Ironton, Ohio Depot

Huntington Herald Dispatch – 26 October 1964
Written by Charles Collett

FIRST PUBLIC BUILDING and the oldest location, one that has never changed since the beginning of this town, is that of the first railway depot [Ironton, Ohio] in the Tri-State at Second and Railroad streets…Fifth and Center has been the location of a Methodist Church since 1851…The Courthouse location has been the same since 1852…Kingsbury building has been a school located at Sixth and Vernon since 1854.

Ironton, Ohio Depot was the first railway depot in the Tri-State area.

When the town was laid out in 1849, the depot for the Iron Railroad was the first building, and the passenger waiting room became the first place in the new town for public meetings…The first election in the community was held there to elect a school board and mayor…meetings at the depot to move the country seat from Burlington to Ironton in 1852.

The meeting to organize the First National Bank was held at the depot; hence the depot was the most important building in the town, and today it is the oldest location in the Tri-State, still in use for the original purpose for which it was set aside 117 years ago.

The sign Iron Railway was removed from the depot in 1903…The new sign read Detroit Southern…The name was again changed in 1909 to Detroit, Toledo & Ironton…That year Lawrence H. Welch, who retired as general agent, went to work at the depot…Only yesterday, we saw Mr. Welch and Bill Hunt, retired, a long-time conductor on the railroad, standing on the First National Bank corner, and that turned my thought to the old railway depot and the modern building erected when Henry Ford took over. The sign was changed to “Ironton, zero miles, Detroit 358 miles.”

This writer had just reported for work at the news office one evening at about 6:30 in May 1926 when Jack O’Shaughnessy, who sold newspapers at Third and Park Ave. Rushed into the newspaper office…he informed us that Henry Ford, on a special train, had just pulled into the depot…A few minutes later at the depot, Mr. Ford’s secretary said “it is important that Mr. Rod not be disturbed,” and we missed an interview as did other newspapermen with Ironton’s most distinguished visitor, who left town the same night.

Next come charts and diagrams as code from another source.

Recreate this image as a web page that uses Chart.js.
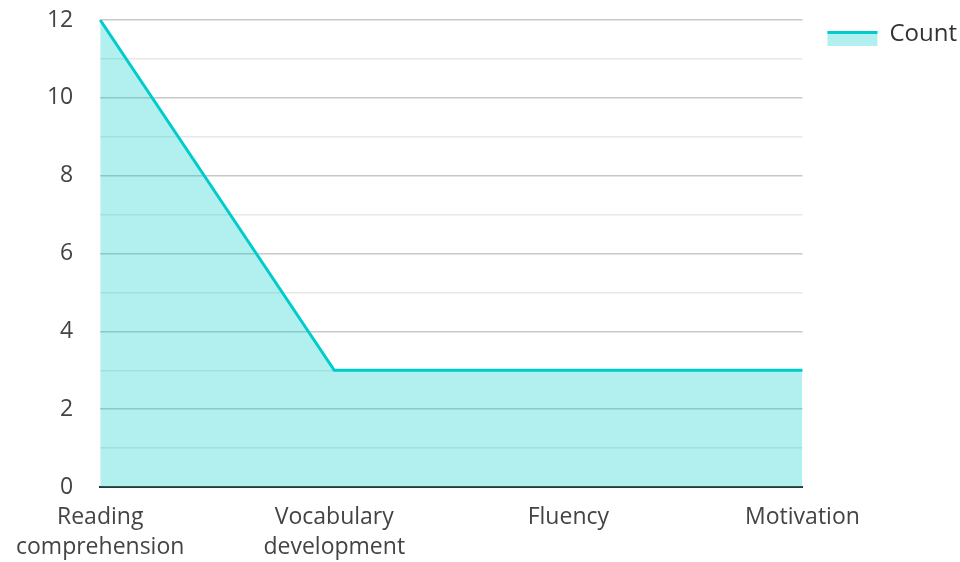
<!DOCTYPE html>
<html>
<head>
<meta charset="utf-8">
<script src="https://cdn.jsdelivr.net/npm/chart.js@4"></script>
<style>
  html, body { margin: 0; padding: 0; background: #fff; }
  #wrap { width: 960px; height: 562px; }
</style>
</head>
<body>
<div id="wrap"><canvas id="countChart"></canvas></div>
<script>
const categories = [['Reading', 'comprehension'], ['Vocabulary', 'development'], 'Fluency', 'Motivation'];
const counts = [12, 3, 3, 3];
const seriesName = 'Count';

const lineColor = '#00cccc';
const fillColor = 'rgba(0, 204, 204, 0.3)';
const fontFamily = '"Open Sans", "Noto Sans", sans-serif';

// legend swatch: filled box with a thicker top line, sitting a bit below the text centre
const legendSwatch = {
  id: 'legendSwatch',
  afterDraw(chart) {
    const legend = chart.legend;
    if (!legend || !legend.legendHitBoxes) return;
    const ctx = chart.ctx;
    legend.legendHitBoxes.forEach(function(box) {
      const top = box.top + box.height / 2 - 3;
      ctx.save();
      ctx.fillStyle = fillColor;
      ctx.fillRect(box.left, top, 50, 15);
      ctx.fillStyle = lineColor;
      ctx.fillRect(box.left, top, 50, 3);
      ctx.restore();
    });
  }
};

new Chart(document.getElementById('countChart'), {
  type: 'line',
  data: {
    labels: categories,
    datasets: [{
      label: seriesName,
      data: counts,
      borderColor: lineColor,
      backgroundColor: fillColor,
      borderWidth: 3,
      fill: 'origin',
      pointRadius: 0,
      tension: 0
    }]
  },
  options: {
    responsive: true,
    maintainAspectRatio: false,
    animation: false,
    layout: { padding: { top: -3, right: -7, bottom: 0, left: 4 } },
    plugins: {
      tooltip: { enabled: false },
      legend: {
        position: 'right',
        align: 'start',
        labels: {
          boxWidth: 50,
          boxHeight: 15,
          padding: 25,
          color: '#333',
          font: { family: fontFamily, size: 24 },
          generateLabels(chart) {
            return [{
              text: seriesName,
              fillStyle: 'rgba(0,0,0,0)',
              strokeStyle: 'rgba(0,0,0,0)',
              lineWidth: 0,
              fontColor: '#333',
              datasetIndex: 0
            }];
          }
        }
      }
    },
    scales: {
      x: {
        offset: false,
        afterFit(scale) { scale.height = 75; },
        grid: { display: false, drawTicks: false },
        border: { display: true, color: '#333', width: 2 },
        ticks: {
          color: '#444',
          padding: 16,
          maxRotation: 0,
          autoSkip: false,
          font: { family: fontFamily, size: 23, lineHeight: 1.3 }
        }
      },
      y: {
        min: 0,
        max: 12,
        afterFit(scale) {
          scale.paddingTop = 20;
          scale.paddingBottom = 0;
        },
        grid: {
          drawTicks: false,
          color(ctx) { return ctx.tick && ctx.tick.value % 2 === 0 ? '#c8c8c8' : '#e8e8e8'; },
          lineWidth: 1.5
        },
        border: { display: false },
        ticks: {
          stepSize: 1,
          color: '#444',
          padding: 27,
          font: { family: fontFamily, size: 23 },
          callback(value) { return value % 2 === 0 ? value : ''; }
        }
      }
    }
  },
  plugins: [legendSwatch]
});
</script>
</body>
</html>
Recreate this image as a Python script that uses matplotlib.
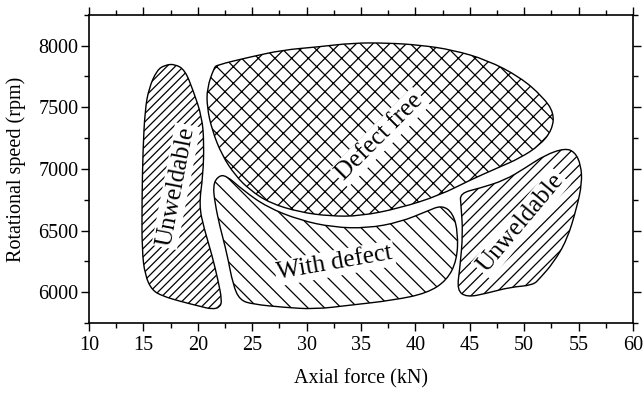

The best we could write for the morning edition was that “his car was magnificent looking from the outside”…The special train was composed of four cars and remained in Ironton for less than two hours…While standing at the depot, the engineer and firemen did “no feather bedding”…they gave the brightly-polished steam locomotive a rub-down.

A story of the old railroad, which we hope to write someday, would recall names of more than 100 past and present Irontonians…My first memory of the old depot dates back to when William McKinley was president, and I walked to the depot with my dad each summer evening to learn the Cincinnati Reds score…Dave L. Ogg was a telegraph agent who got results at 6 p. m.